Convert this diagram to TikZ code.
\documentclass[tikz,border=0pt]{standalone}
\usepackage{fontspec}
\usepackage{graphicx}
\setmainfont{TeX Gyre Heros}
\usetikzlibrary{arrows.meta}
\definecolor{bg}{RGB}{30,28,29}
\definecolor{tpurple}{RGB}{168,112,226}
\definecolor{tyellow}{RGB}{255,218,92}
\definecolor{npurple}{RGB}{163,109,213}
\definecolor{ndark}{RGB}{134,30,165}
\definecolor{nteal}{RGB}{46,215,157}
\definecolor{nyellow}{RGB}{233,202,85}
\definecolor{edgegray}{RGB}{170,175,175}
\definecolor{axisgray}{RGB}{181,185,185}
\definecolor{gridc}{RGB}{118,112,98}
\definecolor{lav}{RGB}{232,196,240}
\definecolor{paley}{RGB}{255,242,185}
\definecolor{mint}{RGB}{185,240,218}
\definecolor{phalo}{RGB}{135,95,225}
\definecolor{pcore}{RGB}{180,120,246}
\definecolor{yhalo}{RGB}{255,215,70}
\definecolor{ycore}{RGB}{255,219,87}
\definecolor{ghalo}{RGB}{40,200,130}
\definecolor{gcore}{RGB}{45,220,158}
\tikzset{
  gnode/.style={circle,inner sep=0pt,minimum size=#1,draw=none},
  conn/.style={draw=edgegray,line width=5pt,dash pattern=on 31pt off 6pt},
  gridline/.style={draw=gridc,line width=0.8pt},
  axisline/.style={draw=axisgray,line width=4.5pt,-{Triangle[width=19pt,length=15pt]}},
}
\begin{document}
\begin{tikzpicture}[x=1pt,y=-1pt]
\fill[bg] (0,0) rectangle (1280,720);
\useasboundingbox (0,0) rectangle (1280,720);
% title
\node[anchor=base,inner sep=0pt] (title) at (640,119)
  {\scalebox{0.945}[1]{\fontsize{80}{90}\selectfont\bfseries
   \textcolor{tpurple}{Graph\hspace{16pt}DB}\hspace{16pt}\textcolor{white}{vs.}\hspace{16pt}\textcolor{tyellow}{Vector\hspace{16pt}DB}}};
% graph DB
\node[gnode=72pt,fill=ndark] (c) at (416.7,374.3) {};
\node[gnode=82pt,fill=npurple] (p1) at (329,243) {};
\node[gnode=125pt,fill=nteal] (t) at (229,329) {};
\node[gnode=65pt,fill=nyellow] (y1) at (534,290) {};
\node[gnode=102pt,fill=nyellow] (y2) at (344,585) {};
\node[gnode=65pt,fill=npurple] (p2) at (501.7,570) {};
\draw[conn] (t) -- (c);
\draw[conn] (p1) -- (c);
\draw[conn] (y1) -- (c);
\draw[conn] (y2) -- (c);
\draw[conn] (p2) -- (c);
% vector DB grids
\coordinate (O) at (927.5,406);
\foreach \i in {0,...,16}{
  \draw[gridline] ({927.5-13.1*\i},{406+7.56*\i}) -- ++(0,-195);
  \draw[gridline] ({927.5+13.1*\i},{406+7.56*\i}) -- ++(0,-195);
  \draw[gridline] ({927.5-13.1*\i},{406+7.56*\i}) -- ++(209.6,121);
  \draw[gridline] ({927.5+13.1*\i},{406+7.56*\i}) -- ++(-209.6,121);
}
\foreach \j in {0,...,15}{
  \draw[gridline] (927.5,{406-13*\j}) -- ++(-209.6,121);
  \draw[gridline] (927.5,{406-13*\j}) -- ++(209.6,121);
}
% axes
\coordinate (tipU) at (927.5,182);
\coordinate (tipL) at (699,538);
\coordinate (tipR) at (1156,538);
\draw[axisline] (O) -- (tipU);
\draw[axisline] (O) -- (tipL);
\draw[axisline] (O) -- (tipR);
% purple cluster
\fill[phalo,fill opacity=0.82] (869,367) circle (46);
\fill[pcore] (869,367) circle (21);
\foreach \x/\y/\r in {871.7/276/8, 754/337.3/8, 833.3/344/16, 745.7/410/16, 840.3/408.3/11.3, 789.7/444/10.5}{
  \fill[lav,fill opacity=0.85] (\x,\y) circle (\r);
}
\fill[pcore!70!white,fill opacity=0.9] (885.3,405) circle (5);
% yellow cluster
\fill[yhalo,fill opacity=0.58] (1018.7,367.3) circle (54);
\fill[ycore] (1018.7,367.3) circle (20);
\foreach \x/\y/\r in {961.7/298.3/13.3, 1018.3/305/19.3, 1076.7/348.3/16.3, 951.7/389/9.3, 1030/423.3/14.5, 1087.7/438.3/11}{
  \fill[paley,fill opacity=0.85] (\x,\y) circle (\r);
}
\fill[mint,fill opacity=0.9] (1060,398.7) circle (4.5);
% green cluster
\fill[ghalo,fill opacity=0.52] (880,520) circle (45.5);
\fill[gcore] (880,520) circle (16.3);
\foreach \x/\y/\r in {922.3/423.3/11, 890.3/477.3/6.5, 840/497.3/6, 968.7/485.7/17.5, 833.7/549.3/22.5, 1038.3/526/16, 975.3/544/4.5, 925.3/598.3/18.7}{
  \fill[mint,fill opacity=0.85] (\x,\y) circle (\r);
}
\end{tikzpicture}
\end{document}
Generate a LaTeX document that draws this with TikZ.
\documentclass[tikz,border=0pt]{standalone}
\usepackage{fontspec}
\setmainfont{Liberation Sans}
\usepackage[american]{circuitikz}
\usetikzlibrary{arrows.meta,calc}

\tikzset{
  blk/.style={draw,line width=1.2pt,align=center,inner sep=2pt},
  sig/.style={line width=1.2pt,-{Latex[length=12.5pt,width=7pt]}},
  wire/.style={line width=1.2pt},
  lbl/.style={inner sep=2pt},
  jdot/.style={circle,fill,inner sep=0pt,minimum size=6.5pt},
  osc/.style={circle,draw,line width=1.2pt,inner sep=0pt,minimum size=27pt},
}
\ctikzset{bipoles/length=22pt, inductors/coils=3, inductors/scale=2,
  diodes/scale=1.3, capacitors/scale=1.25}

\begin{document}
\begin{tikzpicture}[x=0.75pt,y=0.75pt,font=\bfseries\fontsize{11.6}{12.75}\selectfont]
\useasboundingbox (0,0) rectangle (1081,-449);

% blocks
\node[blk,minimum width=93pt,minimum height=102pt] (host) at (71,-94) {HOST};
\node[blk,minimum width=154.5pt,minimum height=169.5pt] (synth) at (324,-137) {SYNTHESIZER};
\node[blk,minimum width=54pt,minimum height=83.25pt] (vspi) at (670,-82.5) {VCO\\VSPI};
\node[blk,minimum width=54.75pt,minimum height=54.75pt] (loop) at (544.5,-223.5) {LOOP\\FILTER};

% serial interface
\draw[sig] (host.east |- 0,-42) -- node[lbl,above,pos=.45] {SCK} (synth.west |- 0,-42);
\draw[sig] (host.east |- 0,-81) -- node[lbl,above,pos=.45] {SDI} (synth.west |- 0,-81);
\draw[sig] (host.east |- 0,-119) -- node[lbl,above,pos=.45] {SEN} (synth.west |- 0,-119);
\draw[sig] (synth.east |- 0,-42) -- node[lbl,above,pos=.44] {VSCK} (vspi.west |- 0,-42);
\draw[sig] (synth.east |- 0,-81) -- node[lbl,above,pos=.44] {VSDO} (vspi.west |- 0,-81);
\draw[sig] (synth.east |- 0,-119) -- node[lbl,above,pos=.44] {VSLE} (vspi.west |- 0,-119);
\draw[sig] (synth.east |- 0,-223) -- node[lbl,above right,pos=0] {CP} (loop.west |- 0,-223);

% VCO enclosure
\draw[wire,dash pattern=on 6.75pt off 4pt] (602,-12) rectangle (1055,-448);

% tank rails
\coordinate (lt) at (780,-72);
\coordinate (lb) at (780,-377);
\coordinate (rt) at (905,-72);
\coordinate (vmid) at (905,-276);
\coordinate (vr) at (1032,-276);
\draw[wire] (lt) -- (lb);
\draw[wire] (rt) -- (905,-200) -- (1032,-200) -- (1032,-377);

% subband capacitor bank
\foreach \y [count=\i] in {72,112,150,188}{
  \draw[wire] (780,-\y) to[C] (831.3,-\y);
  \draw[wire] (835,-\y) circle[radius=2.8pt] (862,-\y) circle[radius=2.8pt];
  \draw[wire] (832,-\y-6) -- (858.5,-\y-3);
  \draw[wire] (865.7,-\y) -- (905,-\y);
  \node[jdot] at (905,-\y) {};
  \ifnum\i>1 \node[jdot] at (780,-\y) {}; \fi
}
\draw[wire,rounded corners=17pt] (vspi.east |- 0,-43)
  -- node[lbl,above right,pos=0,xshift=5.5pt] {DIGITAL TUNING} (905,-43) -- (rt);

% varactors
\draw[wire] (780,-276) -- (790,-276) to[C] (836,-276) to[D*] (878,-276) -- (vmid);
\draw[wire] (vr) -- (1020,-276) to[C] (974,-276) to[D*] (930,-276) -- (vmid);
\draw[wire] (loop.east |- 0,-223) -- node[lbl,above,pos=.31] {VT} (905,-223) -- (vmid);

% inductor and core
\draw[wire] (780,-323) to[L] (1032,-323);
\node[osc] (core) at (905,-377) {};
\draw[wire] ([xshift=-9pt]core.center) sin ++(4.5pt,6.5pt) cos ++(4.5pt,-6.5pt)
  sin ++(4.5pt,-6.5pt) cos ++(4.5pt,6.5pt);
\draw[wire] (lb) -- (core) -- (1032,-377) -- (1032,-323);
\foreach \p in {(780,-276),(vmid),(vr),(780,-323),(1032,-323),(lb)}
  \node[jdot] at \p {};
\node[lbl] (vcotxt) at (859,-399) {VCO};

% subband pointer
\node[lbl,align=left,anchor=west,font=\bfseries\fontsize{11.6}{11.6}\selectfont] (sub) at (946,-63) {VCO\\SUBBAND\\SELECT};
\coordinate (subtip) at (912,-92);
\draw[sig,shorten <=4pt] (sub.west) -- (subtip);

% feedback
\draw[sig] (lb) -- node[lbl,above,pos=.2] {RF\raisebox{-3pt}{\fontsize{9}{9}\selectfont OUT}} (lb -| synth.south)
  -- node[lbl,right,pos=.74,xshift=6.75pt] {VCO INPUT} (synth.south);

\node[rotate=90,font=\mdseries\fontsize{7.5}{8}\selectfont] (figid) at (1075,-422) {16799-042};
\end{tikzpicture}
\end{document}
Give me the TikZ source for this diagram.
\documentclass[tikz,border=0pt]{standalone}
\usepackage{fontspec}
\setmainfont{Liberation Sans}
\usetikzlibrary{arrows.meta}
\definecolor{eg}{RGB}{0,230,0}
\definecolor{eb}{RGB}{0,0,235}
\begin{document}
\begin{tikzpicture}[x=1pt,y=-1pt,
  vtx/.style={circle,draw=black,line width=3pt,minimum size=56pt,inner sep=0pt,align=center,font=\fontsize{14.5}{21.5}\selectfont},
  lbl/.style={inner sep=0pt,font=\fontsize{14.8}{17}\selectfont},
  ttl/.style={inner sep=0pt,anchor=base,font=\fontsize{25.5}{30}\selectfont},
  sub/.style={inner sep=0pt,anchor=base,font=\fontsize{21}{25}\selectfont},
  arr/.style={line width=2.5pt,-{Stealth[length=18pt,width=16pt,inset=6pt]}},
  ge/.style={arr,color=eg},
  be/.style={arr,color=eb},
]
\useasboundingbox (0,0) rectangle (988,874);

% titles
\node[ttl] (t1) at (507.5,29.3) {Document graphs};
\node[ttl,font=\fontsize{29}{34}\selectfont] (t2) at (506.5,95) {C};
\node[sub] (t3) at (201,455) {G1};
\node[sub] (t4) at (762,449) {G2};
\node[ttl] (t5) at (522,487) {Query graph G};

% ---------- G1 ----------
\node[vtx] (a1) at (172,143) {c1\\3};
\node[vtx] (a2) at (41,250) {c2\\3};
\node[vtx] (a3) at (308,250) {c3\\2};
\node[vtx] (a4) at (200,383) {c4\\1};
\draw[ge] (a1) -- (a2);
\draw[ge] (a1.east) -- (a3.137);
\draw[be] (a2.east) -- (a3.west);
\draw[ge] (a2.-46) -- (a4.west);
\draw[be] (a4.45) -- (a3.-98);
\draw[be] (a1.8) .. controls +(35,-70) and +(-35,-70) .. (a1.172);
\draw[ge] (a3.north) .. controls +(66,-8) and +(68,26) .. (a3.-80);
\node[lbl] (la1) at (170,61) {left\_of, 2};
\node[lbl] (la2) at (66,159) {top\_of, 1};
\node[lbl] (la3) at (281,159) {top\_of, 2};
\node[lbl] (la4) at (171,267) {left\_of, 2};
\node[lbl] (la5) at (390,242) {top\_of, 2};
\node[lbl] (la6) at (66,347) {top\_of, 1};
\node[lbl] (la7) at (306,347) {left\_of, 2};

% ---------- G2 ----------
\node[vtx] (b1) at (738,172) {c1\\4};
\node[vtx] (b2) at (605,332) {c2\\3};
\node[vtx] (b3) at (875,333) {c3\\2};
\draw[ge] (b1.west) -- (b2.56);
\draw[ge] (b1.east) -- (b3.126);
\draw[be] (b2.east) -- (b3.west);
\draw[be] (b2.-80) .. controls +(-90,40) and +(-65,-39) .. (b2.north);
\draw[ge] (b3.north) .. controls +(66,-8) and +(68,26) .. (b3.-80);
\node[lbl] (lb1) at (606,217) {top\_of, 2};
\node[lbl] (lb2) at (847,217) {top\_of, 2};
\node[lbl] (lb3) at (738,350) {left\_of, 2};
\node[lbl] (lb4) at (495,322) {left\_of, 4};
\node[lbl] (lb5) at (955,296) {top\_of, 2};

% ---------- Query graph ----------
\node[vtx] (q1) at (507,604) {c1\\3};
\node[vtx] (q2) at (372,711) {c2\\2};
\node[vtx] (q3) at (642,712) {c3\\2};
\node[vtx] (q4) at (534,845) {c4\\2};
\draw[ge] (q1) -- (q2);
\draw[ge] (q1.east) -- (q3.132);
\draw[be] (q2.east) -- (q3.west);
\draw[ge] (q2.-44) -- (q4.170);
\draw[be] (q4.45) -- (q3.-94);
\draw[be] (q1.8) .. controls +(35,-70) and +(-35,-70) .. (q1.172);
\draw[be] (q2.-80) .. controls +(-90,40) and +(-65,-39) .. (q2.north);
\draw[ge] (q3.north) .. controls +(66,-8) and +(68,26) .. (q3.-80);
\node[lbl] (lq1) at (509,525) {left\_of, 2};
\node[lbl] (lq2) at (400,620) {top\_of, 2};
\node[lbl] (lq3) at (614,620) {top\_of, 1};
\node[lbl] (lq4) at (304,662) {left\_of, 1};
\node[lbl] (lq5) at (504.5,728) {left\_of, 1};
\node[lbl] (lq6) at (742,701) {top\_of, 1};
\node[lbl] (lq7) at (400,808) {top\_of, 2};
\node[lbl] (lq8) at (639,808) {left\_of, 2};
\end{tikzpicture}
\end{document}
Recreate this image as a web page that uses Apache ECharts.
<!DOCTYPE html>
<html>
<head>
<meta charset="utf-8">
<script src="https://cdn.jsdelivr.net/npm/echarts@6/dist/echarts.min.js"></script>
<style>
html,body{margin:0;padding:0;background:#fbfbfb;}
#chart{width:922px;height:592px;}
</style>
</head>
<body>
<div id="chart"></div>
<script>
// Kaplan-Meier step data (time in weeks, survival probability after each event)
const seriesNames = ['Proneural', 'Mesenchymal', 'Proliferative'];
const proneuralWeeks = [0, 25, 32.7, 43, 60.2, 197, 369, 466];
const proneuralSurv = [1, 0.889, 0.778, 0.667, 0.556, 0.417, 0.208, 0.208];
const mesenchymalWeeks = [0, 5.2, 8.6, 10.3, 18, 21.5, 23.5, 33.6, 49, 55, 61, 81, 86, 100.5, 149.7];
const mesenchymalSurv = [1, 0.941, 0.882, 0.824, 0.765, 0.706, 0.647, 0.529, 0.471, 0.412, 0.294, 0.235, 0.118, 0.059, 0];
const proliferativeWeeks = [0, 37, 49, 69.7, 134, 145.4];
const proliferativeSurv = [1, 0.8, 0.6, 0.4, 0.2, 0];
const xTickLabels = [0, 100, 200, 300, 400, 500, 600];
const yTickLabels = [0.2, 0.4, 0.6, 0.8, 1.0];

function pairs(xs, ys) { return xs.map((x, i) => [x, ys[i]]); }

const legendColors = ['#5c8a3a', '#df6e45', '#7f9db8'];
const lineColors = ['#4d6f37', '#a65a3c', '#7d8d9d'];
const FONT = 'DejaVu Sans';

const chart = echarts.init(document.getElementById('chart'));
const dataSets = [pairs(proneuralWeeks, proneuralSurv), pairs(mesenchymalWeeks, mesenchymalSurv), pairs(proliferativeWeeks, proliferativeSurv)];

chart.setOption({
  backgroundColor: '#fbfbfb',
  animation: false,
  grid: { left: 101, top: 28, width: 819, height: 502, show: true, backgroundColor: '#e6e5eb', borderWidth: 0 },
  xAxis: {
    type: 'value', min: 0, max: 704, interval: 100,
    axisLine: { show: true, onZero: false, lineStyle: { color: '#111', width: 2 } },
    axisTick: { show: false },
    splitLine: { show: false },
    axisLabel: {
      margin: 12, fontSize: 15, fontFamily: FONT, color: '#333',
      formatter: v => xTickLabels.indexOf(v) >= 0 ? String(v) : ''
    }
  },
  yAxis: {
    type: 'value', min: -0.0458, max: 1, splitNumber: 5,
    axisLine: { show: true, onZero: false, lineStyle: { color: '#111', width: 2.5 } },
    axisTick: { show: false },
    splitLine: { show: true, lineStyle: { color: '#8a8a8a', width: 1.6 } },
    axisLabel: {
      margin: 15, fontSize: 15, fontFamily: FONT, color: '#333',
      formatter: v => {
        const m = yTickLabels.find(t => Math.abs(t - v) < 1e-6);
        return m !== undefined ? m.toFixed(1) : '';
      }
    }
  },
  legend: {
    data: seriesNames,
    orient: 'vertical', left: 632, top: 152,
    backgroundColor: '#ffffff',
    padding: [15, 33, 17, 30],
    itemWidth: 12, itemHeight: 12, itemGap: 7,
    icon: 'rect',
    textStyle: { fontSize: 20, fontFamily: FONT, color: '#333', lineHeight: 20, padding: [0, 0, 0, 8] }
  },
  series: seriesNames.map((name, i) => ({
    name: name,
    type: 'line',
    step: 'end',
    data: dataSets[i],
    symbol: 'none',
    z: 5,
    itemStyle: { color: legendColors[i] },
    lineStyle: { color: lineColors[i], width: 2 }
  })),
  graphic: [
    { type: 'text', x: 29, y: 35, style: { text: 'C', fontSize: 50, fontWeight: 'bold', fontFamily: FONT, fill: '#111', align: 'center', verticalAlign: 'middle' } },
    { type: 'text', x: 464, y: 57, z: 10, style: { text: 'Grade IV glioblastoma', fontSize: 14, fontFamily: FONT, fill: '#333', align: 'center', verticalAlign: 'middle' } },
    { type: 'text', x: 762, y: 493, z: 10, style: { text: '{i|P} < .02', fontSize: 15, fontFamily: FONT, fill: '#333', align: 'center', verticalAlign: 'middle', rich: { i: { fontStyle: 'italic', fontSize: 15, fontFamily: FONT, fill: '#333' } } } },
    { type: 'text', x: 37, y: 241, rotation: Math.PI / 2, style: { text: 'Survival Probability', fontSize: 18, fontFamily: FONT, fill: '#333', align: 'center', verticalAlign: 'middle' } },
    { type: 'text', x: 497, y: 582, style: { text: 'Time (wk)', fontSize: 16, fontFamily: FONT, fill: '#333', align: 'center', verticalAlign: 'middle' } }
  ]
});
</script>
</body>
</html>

....................

- REQUEST:
Output exactly the lines running from the line containing "Generate a LaTeX" through the line containing "(0,0) rectangle (1081,-449);", and only those lines.

- CORRECT RESULT:
Generate a LaTeX document that draws this with TikZ.
\documentclass[tikz,border=0pt]{standalone}
\usepackage{fontspec}
\setmainfont{Liberation Sans}
\usepackage[american]{circuitikz}
\usetikzlibrary{arrows.meta,calc}

\tikzset{
  blk/.style={draw,line width=1.2pt,align=center,inner sep=2pt},
  sig/.style={line width=1.2pt,-{Latex[length=12.5pt,width=7pt]}},
  wire/.style={line width=1.2pt},
  lbl/.style={inner sep=2pt},
  jdot/.style={circle,fill,inner sep=0pt,minimum size=6.5pt},
  osc/.style={circle,draw,line width=1.2pt,inner sep=0pt,minimum size=27pt},
}
\ctikzset{bipoles/length=22pt, inductors/coils=3, inductors/scale=2,
  diodes/scale=1.3, capacitors/scale=1.25}

\begin{document}
\begin{tikzpicture}[x=0.75pt,y=0.75pt,font=\bfseries\fontsize{11.6}{12.75}\selectfont]
\useasboundingbox (0,0) rectangle (1081,-449);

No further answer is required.